Now recognised as a world avian ecology authority, Doctor Colombelli-Negrel is overseeing new research by Flinders University into the lives of the endangered southern emu wren and one of Australia’s smallest falcons, the nankeen kestrel. Both birds are endemic to the Whalers Way Orbital Launch Complex on the southern tip of Eyre Peninsula in South Australia.
The research, which is sponsored by Australian space company Southern Launch, aims to gather data on the general ecology and population numbers of the birds, with a particular focus on their breeding success, to support conservation efforts.
“With the nankeen kestrel, we want to see how they are adapting to urbanisation,” Dr Colombelli-Negrel said. “We want to get a better understanding of their foraging habits, their distribution, and also we want to see how well they’re able to reproduce.”
Most importantly, thanks to technology the research is non-invasive, without any tagging or trapping.
“We’ll place little satellite trackers on their back, and see if there’s difference in how they are foraging in urban areas and in more rural areas,” she said. “There’s a lot of that research in Europe, but very little research on raptors in Australia, especially South Australia.”
When it comes to the emu-wrens, the researchers hope to get a better understanding of potential reproductive isolation barriers between the subspecies by monitoring the birds’ sounds.

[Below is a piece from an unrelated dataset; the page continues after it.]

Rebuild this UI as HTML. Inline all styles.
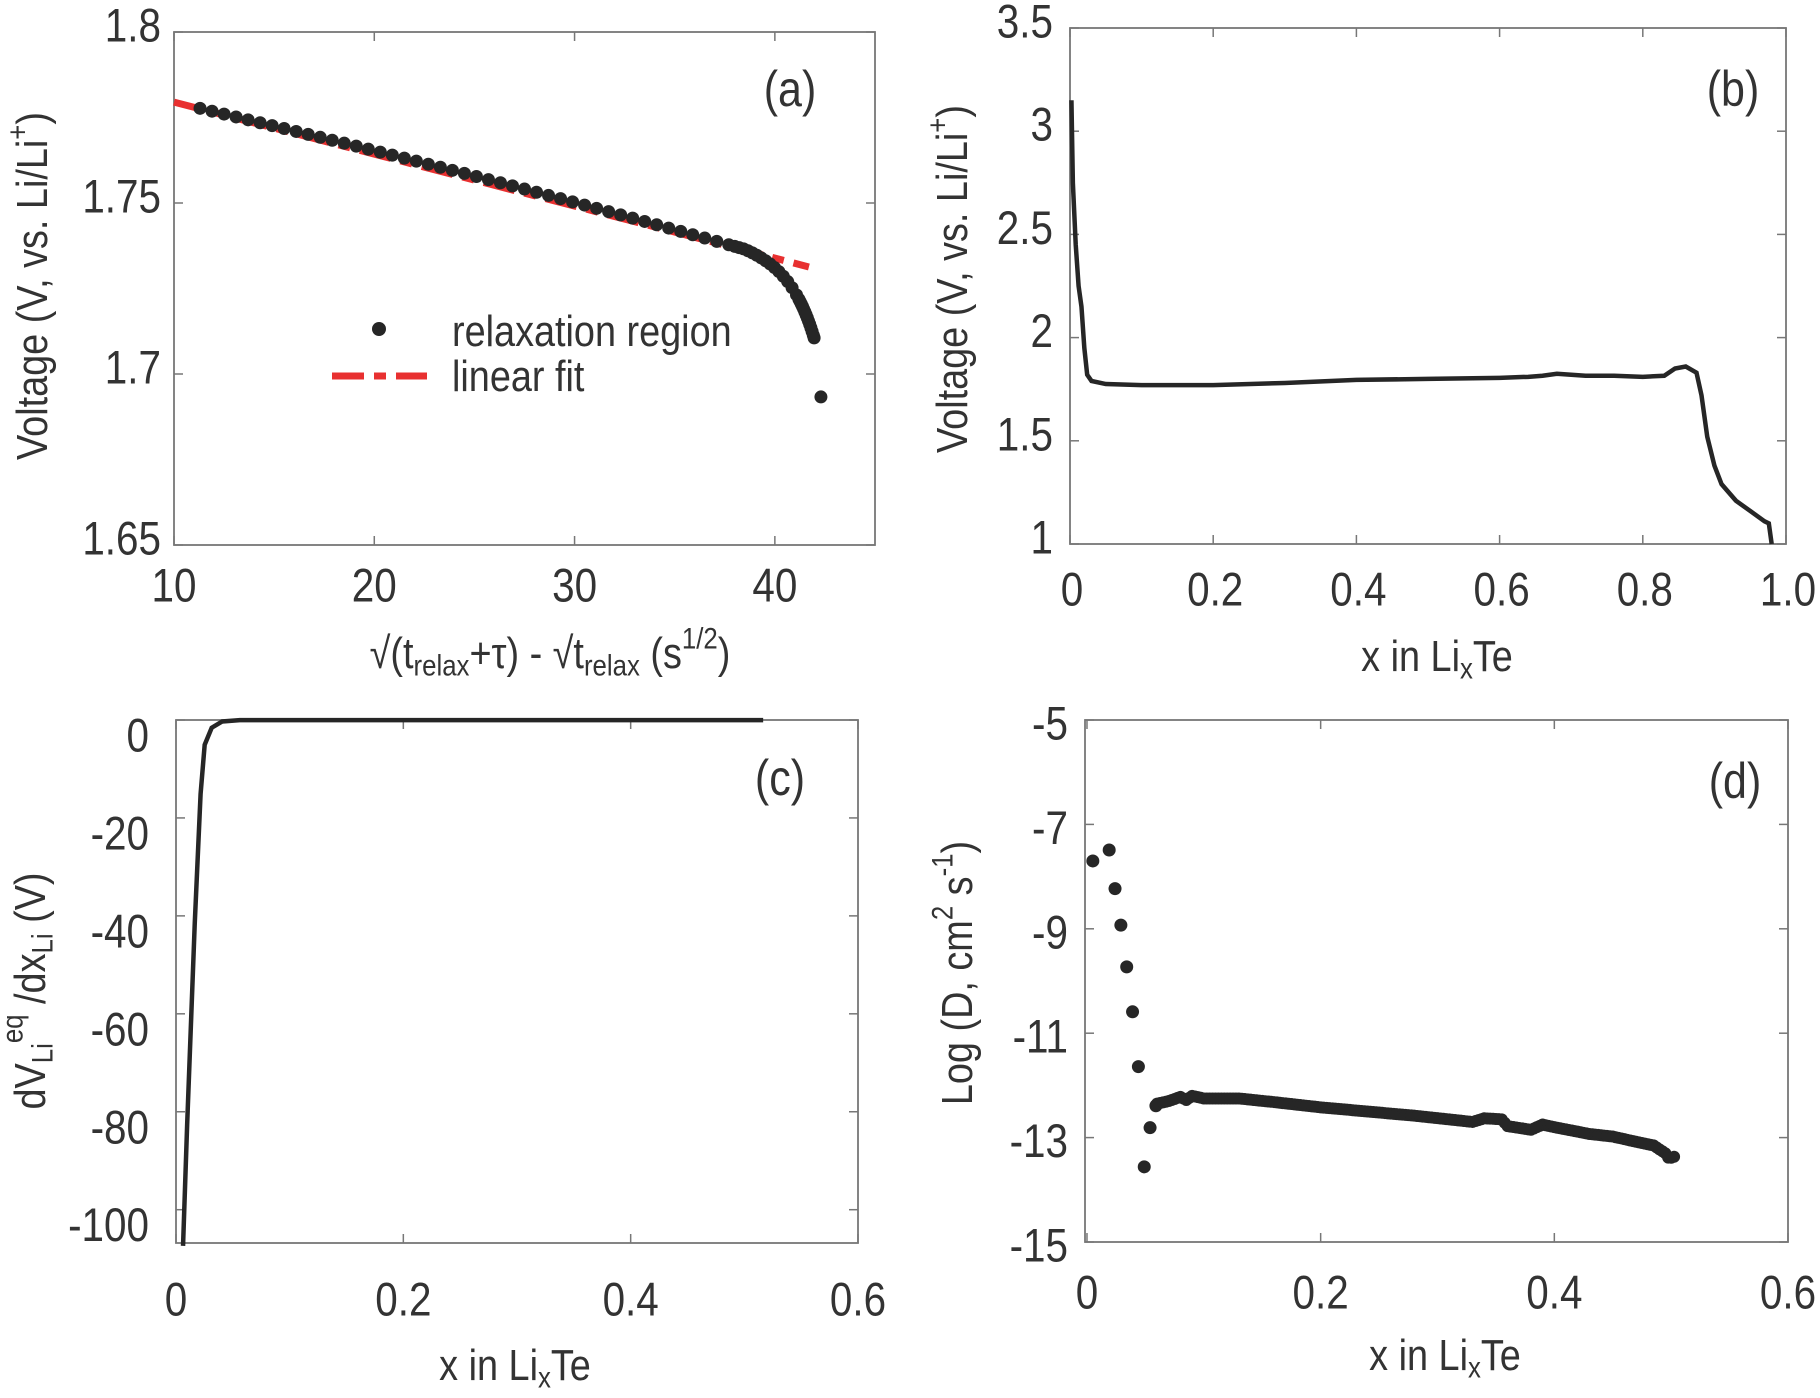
<!DOCTYPE html>
<html><head><meta charset="utf-8"><style>
html,body{margin:0;padding:0;background:#fff;}
svg{display:block;font-family:"Liberation Sans",sans-serif;}
</style></head><body>
<svg id="s" width="1820" height="1398" viewBox="0 0 1820 1398" xmlns="http://www.w3.org/2000/svg"></svg>
<script>
const S=document.getElementById('s');const NS='http://www.w3.org/2000/svg';
function el(t,a,p){const e=document.createElementNS(NS,t);for(const k in a)e.setAttribute(k,a[k]);(p||S).appendChild(e);return e;}
function txt(x,y,s,anchor,size,rot){const g=el('g',{transform:`translate(${x},${y})`+(rot?` rotate(${rot})`:'')+' scale(0.86,1)'});
 const t=el('text',{x:0,y:0,'text-anchor':anchor||'middle','dominant-baseline':'central','font-size':size||44,fill:'#333'},g);t.innerHTML=s;return t;}
function panel(P){
 const {L,R,T,B,x0,x1,y0,y1}=P;
 const X=v=>L+(v-x0)/(x1-x0)*(R-L), Y=v=>B-(v-y0)/(y1-y0)*(B-T);
 P.X=X;P.Y=Y;
 el('rect',{x:L,y:T,width:R-L,height:B-T,fill:'none',stroke:'#777','stroke-width':1.8});
 P.xt.forEach(v=>{const x=X(v);el('line',{x1:x,y1:B,x2:x,y2:B-9,stroke:'#777','stroke-width':1.5});el('line',{x1:x,y1:T,x2:x,y2:T+9,stroke:'#777','stroke-width':1.5});});
 P.yt.forEach(v=>{const y=Y(v);el('line',{x1:L,y1:y,x2:L+9,y2:y,stroke:'#777','stroke-width':1.5});el('line',{x1:R,y1:y,x2:R-9,y2:y,stroke:'#777','stroke-width':1.5});});
 return P;
}
const TS=47, AS=44;
// Panel a
const A=panel({L:174,R:875,T:32,B:545,x0:10,x1:45,y0:1.65,y1:1.8,xt:[10,20,30,40],yt:[1.65,1.7,1.75,1.8]});
[['1.8',1.8],['1.75',1.75],['1.7',1.7],['1.65',1.65]].forEach(([s,v])=>txt(161,A.Y(v)-6,s,'end',TS));
[10,20,30,40].forEach(v=>txt(A.X(v),586,String(v),'middle',TS));
txt(550,653,'√(t<tspan dy="12" font-size="30">relax</tspan><tspan dy="-12">+τ) - √t</tspan><tspan dy="12" font-size="30">relax</tspan><tspan dy="-12"> (s</tspan><tspan dy="-15" font-size="30">1/2</tspan><tspan dy="15">)</tspan>','middle',AS);
txt(32,286,'Voltage (V, vs. Li/Li<tspan dy="-15" font-size="30">+</tspan><tspan dy="15">)</tspan>','middle',AS,-90);
txt(790,89,'(a)','middle',50);
el('line',{x1:A.X(10),y1:A.Y(1.7795),x2:A.X(41.7),y2:A.Y(1.7313),stroke:'#e83030','stroke-width':7,'stroke-dasharray':'32 10 12 10'});
(function(){let xs=[];for(let x=11.3;x<38;x+=0.6)xs.push(x);for(let x=38;x<41.2;x+=0.22)xs.push(x);for(let x=41.2;x<41.96;x+=0.06)xs.push(x);xs.push(41.96);
 xs.forEach(x=>{let v=1.7795-0.00152*(x-10)+0.0012*Math.sin((x-10)/31*Math.PI);if(x>38.5)v-=0.0012*(Math.exp((x-38.5)/1.2)-1);
  el('circle',{cx:A.X(x),cy:A.Y(v),r:6.5,fill:'#262626'});});
 el('circle',{cx:A.X(42.3),cy:A.Y(1.6933),r:6.5,fill:'#262626'});})();
el('circle',{cx:379,cy:329,r:7,fill:'#262626'});
txt(452,331,'relaxation region','start',AS);
el('line',{x1:332,y1:376,x2:427,y2:376,stroke:'#e83030','stroke-width':7,'stroke-dasharray':'32 10 12 10'});
txt(452,376,'linear fit','start',AS);
// Panel b
const Bp=panel({L:1070,R:1786,T:28,B:544,x0:0,x1:1,y0:1,y1:3.5,xt:[0,0.2,0.4,0.6,0.8,1],yt:[1,1.5,2,2.5,3,3.5]});
[['3.5',3.5],['3',3],['2.5',2.5],['2',2],['1.5',1.5],['1',1]].forEach(([s,v])=>txt(1053,Bp.Y(v)-6,s,'end',TS));
[['0',0],['0.2',0.2],['0.4',0.4],['0.6',0.6],['0.8',0.8],['1.0',1]].forEach(([s,v])=>txt(Bp.X(v)+2,590,s,'middle',TS));
txt(1437,656,'x in Li<tspan dy="12" font-size="30">x</tspan><tspan dy="-12">Te</tspan>','middle',AS);
txt(952,279,'Voltage (V, vs. Li/Li<tspan dy="-15" font-size="30">+</tspan><tspan dy="15">)</tspan>','middle',AS,-90);
txt(1733,89,'(b)','middle',50);
(function(){const pts=[[0.002,3.15],[0.004,2.75],[0.008,2.45],[0.012,2.25],[0.016,2.15],[0.02,1.95],[0.024,1.82],[0.03,1.79],[0.05,1.775],[0.1,1.77],[0.2,1.77],[0.3,1.78],[0.4,1.795],[0.5,1.8],[0.6,1.805],[0.64,1.81],[0.66,1.815],[0.68,1.825],[0.7,1.82],[0.72,1.815],[0.76,1.815],[0.8,1.81],[0.83,1.815],[0.845,1.85],[0.86,1.86],[0.875,1.83],[0.882,1.72],[0.89,1.52],[0.9,1.38],[0.91,1.29],[0.93,1.21],[0.95,1.16],[0.97,1.11],[0.976,1.1],[0.98,1.0]];
 el('polyline',{points:pts.map(p=>Bp.X(p[0])+','+Bp.Y(p[1])).join(' '),fill:'none',stroke:'#262626','stroke-width':4.5});})();
// Panel c
const C=panel({L:176,R:858,T:720,B:1243,x0:0,x1:0.6,y0:-106.8,y1:0,xt:[0,0.2,0.4,0.6],yt:[-100,-80,-60,-40,-20,0]});
[0,-20,-40,-60,-80,-100].forEach(v=>txt(149,C.Y(v)+16,String(v),'end',TS));
[['0',0],['0.2',0.2],['0.4',0.4],['0.6',0.6]].forEach(([s,v])=>txt(C.X(v),1300,s,'middle',TS));
txt(515,1365,'x in Li<tspan dy="12" font-size="30">x</tspan><tspan dy="-12">Te</tspan>','middle',AS);
txt(30,991,'dV<tspan dy="12" font-size="30">Li</tspan><tspan dy="-30" font-size="30">eq</tspan><tspan dy="18"> /dx</tspan><tspan dy="12" font-size="30">Li</tspan><tspan dy="-12"> (V)</tspan>','middle',AS,-90);
txt(780,778,'(c)','middle',50);
(function(){const z=[[313,1220],[320,950],[333,500],[343,210],[350,100],[362,62],[380,48],[410,45],[1305,45]];
 el('polyline',{points:z.map(p=>(p[0]/1.71)+','+(700+p[1]/2.235)).join(' '),fill:'none',stroke:'#262626','stroke-width':4.5});})();
// Panel d
const D=panel({L:1085,R:1788,T:720,B:1242,x0:-0.0017,x1:0.6,y0:-15,y1:-5,xt:[0,0.2,0.4,0.6],yt:[-15,-13,-11,-9,-7,-5]});
[-5,-7,-9,-11,-13,-15].forEach(v=>txt(1068,D.Y(v)+4,String(v),'end',TS));
[['0',0],['0.2',0.2],['0.4',0.4],['0.6',0.6]].forEach(([s,v])=>txt(D.X(v),1293,s,'middle',TS));
txt(1445,1355,'x in Li<tspan dy="12" font-size="30">x</tspan><tspan dy="-12">Te</tspan>','middle',AS);
txt(957,973,'Log (D, cm<tspan dy="-15" font-size="30">2</tspan><tspan dy="15"> s</tspan><tspan dy="-15" font-size="30">-1</tspan><tspan dy="15">)</tspan>','middle',AS,-90);
txt(1735,781,'(d)','middle',50);
(function(){const first=[[.005,-7.70],[.019,-7.49],[.024,-8.23],[.029,-8.93],[.034,-9.73],[.039,-10.59],[.044,-11.64],[.049,-13.56],[.054,-12.81],[.059,-12.39]];
 first.forEach(p=>el('circle',{cx:D.X(p[0]),cy:D.Y(p[1]),r:6.5,fill:'#262626'}));
 const k=[[.06,-12.35],[.07,-12.3],[.08,-12.22],[.085,-12.28],[.09,-12.2],[.1,-12.25],[.13,-12.25],[.16,-12.32],[.2,-12.42],[.24,-12.5],[.28,-12.58],[.33,-12.7],[.34,-12.63],[.355,-12.65],[.36,-12.78],[.38,-12.85],[.39,-12.75],[.4,-12.8],[.43,-12.93],[.45,-12.98],[.47,-13.08],[.485,-13.15],[.495,-13.3],[.498,-13.4],[.505,-13.35]];
 for(let x=0.06;x<=0.505;x+=0.0025){let i=0;while(i<k.length-2&&k[i+1][0]<x)i++;const a=k[i],b=k[i+1];const v=a[1]+(b[1]-a[1])*Math.min(1,Math.max(0,(x-a[0])/(b[0]-a[0])));
  el('circle',{cx:D.X(x),cy:D.Y(v),r:6,fill:'#262626'});}})();
</script>
</body></html>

“They listen to the songs of one another to determine whether they want to reproduce, so we’re going to look at the what we call ‘dialects’ in birds, just like in humans, to see whether they have similar dialects, different dialects and how they respond to those dialects,” she said.
“It can all be done from a distance without disturbing the bird.”
Technology to study birds has come a long way during Dr Colombelli-Negrel’s 18 year career.
“In the past, the tracking technology available wasn’t that small, so we were limited because we have to consider the weight of the bird, and the bird has to be able to fly with the device. You can’t go above a certain weight for the size of the bird, so we could only track the bigger birds,” she said.
“In terms of acoustics, we used to do that with tape recorders and the simple things that we used to use for singing; You had a lot of cassettes to listen to and edit. Now, everything’s digital and small, so you can record a lot more birds, you have much lighter equipment, and it’s more precise to actually do the analysis.
“I was always interested in sound and how animals communicate with each other. I had a fantastic lecturer at university who inspired me about birds.
“I decided to come from Europe to study Australian birds because not a lot of people know this, but the origin of songbirds is in Australia, and this is the place to be if one wants to learn about how birds learn this song. They have a fantastic communication system.”